FREE organic fertilizer you can start using today!

There are so many people out there who think they can’t keep a plant alive because they just don’t have the time, attention, and yes even magic, to tend to it. The truth is, most of these people are over-watering and over-fertilizing their plants to death and this will keep happening until they one day happen to forget about a plant and then find it again sometime later to discover it thriving in their neglect. That is the amazing thing about nature, it really doesn’t need much in the way of human intervention.

That being said, plants in your care can benefit from some extra love from time to time. For my outdoor plants, I really don’t do much for fertilizer since they receive compost and mulch in the spring. If that’s not enough, then that’s a sign that there is something sick with the ecology of my garden and that’s a whole other issue. However for my indoor potted plants and for the hanging baskets on my porch especially, some fertilizer every now and again will do them a world of good.

Did you know that chemical fertilizers (the same stuff you buy at the garden center) are poisonous to human health and polluting to our water supply? The nitrogen seeps into the ground and gets into our water supply, eventually running out into the Gulf of Mexico. This in turn has caused an “ocean dead zone” in the gulf.

The other issue I have had with chemical fertilizers is in my experience most of the time you will end up killing the plant. The other issue that happens is that shortly after fertilizing you will find an explosion of aphids and other pests swarming said plant. Aphids LOVE plants with unnaturally high nitrogen levels. Now to deal with that, that same company can sell you a chemical pesticide.
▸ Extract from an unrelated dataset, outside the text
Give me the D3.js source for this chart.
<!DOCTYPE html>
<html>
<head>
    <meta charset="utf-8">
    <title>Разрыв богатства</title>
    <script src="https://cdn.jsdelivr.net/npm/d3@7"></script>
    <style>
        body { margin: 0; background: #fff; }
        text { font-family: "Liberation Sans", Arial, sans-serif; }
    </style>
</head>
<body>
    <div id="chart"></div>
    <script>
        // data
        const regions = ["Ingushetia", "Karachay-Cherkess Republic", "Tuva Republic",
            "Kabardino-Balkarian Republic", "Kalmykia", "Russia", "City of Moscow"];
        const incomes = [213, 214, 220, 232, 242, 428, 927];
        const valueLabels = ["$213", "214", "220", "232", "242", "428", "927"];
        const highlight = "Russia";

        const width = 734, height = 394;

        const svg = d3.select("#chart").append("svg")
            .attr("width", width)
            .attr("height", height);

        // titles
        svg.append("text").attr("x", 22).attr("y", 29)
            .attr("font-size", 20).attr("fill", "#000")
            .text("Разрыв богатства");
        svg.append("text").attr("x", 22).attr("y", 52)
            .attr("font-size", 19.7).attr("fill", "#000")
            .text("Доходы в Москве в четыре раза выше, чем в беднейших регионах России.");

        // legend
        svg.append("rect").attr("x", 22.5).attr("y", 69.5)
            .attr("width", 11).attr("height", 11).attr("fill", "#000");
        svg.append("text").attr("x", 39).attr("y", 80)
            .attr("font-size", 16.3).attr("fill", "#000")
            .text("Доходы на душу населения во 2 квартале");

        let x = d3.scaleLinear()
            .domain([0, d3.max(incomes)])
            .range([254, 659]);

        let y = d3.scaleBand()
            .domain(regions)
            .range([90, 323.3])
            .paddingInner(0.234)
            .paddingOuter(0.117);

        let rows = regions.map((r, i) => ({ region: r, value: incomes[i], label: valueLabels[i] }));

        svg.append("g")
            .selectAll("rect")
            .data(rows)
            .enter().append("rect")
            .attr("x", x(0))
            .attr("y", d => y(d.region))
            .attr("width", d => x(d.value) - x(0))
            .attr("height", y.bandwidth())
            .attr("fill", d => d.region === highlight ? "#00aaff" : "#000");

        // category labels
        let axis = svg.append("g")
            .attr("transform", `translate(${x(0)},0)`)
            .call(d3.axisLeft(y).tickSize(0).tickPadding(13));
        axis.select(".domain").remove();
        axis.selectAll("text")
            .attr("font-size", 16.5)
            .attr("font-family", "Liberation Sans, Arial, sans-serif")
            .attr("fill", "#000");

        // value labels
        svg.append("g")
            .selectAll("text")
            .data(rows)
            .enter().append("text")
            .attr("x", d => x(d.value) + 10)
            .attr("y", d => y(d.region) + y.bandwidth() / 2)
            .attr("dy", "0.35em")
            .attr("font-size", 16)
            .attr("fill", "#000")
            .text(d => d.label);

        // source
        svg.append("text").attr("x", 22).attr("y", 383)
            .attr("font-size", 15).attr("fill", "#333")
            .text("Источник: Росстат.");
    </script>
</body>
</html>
See my article on how to create safe organic pesticide. Quite the racket, isn’t it?

Have you ever noticed that as you walk along in the woods that you don’t really see diseased plants or bug-bitten leaves or any of the problems you see in your garden? That is because the forest is a system in perfect harmony. There are no fertilizers, pesticides, or herbicides other than those naturally occurring. Organic matter falls to the forest floor, decomposes and is absorbed by other plants. Those healthy well-fed plants are then strong enough to fight off any disease or pest. We can learn so much about gardening just from observing this perfect system, this savage garden.

Like the forest, the best tools of the garden are free and readily available to you. If you make your own beans or steam veggies, you can start giving the left over bean-water to your plants. The same is true with spaghetti water, just make sure you didn’t add any salt to the water!
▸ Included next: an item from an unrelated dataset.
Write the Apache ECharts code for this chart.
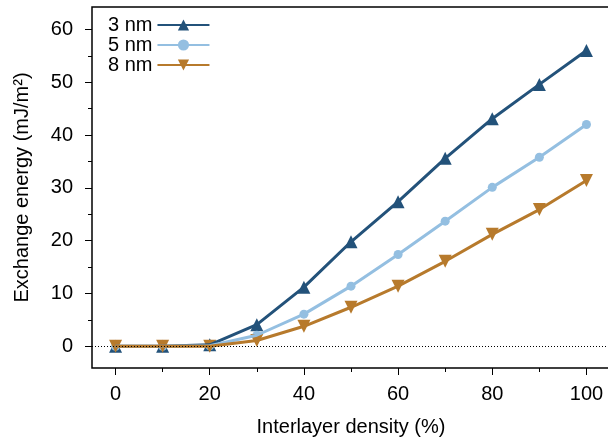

I saw banana peels as fertilizer alluded to on Pinterest so I decided to give that a try this summer as well. Simply take your discarded banana peel and toss it in your blender with water and blend it up as smooth as you can. I do one banana blender for each hanging basket. It is working very well!

Like people, you’re going to have the healthiest plants if you feed them a variety of food sources. So, don’t just feed them bean water or just banana peels. Give them a variety of veggie-waters. Some things to avoid however are: poop from your pets, things with salt, or grease and oil.
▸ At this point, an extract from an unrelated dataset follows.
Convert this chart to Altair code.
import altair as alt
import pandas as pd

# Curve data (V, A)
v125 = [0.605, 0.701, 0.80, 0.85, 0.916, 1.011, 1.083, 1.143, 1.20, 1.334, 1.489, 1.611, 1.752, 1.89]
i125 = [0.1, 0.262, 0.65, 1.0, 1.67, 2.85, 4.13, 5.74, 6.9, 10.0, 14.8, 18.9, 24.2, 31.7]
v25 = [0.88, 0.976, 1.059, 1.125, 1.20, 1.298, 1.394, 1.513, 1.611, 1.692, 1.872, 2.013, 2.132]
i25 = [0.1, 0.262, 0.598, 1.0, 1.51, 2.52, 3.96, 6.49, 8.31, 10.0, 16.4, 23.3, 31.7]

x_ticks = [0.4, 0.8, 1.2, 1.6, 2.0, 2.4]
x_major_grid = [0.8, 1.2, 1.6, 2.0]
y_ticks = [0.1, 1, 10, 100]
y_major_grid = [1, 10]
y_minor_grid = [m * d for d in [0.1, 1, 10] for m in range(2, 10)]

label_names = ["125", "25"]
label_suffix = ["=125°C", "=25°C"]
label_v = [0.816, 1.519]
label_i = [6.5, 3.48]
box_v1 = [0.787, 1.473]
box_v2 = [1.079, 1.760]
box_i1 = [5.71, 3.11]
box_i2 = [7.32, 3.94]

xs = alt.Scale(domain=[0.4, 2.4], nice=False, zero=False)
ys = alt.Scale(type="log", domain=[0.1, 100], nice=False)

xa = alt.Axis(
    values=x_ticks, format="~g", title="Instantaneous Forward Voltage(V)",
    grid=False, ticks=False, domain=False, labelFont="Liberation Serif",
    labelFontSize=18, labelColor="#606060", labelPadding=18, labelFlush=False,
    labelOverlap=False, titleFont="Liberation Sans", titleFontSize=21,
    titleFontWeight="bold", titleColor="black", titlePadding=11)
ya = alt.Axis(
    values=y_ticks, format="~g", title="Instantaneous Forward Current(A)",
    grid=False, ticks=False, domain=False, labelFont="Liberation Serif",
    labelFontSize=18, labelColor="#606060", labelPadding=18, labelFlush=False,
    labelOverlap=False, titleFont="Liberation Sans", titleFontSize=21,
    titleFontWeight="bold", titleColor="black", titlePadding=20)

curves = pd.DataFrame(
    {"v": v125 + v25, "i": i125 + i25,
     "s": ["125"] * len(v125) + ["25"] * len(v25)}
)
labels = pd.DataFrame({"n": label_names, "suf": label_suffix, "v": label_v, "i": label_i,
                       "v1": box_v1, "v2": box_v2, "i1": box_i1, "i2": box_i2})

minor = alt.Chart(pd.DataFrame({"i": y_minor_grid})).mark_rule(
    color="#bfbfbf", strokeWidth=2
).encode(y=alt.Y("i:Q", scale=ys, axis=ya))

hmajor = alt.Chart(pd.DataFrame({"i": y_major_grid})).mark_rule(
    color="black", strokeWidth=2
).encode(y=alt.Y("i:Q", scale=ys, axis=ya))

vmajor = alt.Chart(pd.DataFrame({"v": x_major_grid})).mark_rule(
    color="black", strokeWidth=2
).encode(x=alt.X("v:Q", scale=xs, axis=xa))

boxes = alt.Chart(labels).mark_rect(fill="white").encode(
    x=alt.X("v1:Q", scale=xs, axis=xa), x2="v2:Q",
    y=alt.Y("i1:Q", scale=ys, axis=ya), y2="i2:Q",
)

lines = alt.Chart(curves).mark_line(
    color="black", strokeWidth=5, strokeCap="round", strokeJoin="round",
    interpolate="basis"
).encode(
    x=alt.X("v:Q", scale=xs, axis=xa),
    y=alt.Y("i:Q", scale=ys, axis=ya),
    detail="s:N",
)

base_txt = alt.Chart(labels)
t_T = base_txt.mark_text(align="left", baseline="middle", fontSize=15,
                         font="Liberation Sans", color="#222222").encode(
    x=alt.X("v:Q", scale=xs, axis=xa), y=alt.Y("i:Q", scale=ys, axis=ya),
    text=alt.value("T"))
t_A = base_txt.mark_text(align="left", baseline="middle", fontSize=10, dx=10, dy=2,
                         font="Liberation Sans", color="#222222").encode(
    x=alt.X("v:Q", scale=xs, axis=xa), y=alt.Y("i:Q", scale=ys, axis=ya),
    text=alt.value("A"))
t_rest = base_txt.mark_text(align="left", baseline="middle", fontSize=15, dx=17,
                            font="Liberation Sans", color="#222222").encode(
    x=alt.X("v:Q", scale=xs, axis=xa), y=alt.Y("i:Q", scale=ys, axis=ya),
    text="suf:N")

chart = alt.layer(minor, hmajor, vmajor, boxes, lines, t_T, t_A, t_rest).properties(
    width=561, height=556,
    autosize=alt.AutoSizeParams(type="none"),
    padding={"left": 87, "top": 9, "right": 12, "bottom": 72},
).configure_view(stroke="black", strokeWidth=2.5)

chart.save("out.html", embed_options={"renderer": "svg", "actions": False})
Of course if you really want to up your game, you need to start composting. Just composting will probably cut down your weekly trash haul by half. In my household we are down to just one bag of trash per week and that’s purely due to composting everything: food scraps, leftovers that have gone bad, a paper towel used to scoop up cat throw-up, weeds from the garden, the cardboard tube at the end of the toilet paper roll, etc. We even have a separate compost just for our compostable cat litter. That’s a whole other level though and I encourage you to do research before you start composting pet poop.

All this organic matter then gets piled up outside and over the course of a season is turned into the most nutritious soil you can imagine. I’ve heard of people mixing compost with water and then using the compost-water to water their plants. In my experience that just clogs up my watering can, but you can simply take a scoop of compost and add it to any flower baskets or what have you. HOWEVER if the compost is still hot (it generates heat during the decomposing process) do not use it yet as this heat can hurt your plants. Be patient and wait until your compost is well-rotted and soil-like.

So, not only are you growing beautiful plants, helping the environment by not using chemical fertilizers, but you are also saving money in the process! All of these fertilizers are free and would have otherwise just been poured down the sink or thrown in the trash. People often complain about how expensive gardening is as a hobby, but I am finding that with some time and patience and community from other gardeners, it’s quite possible to get the expense down to zero. Give it a try and let me know what you think!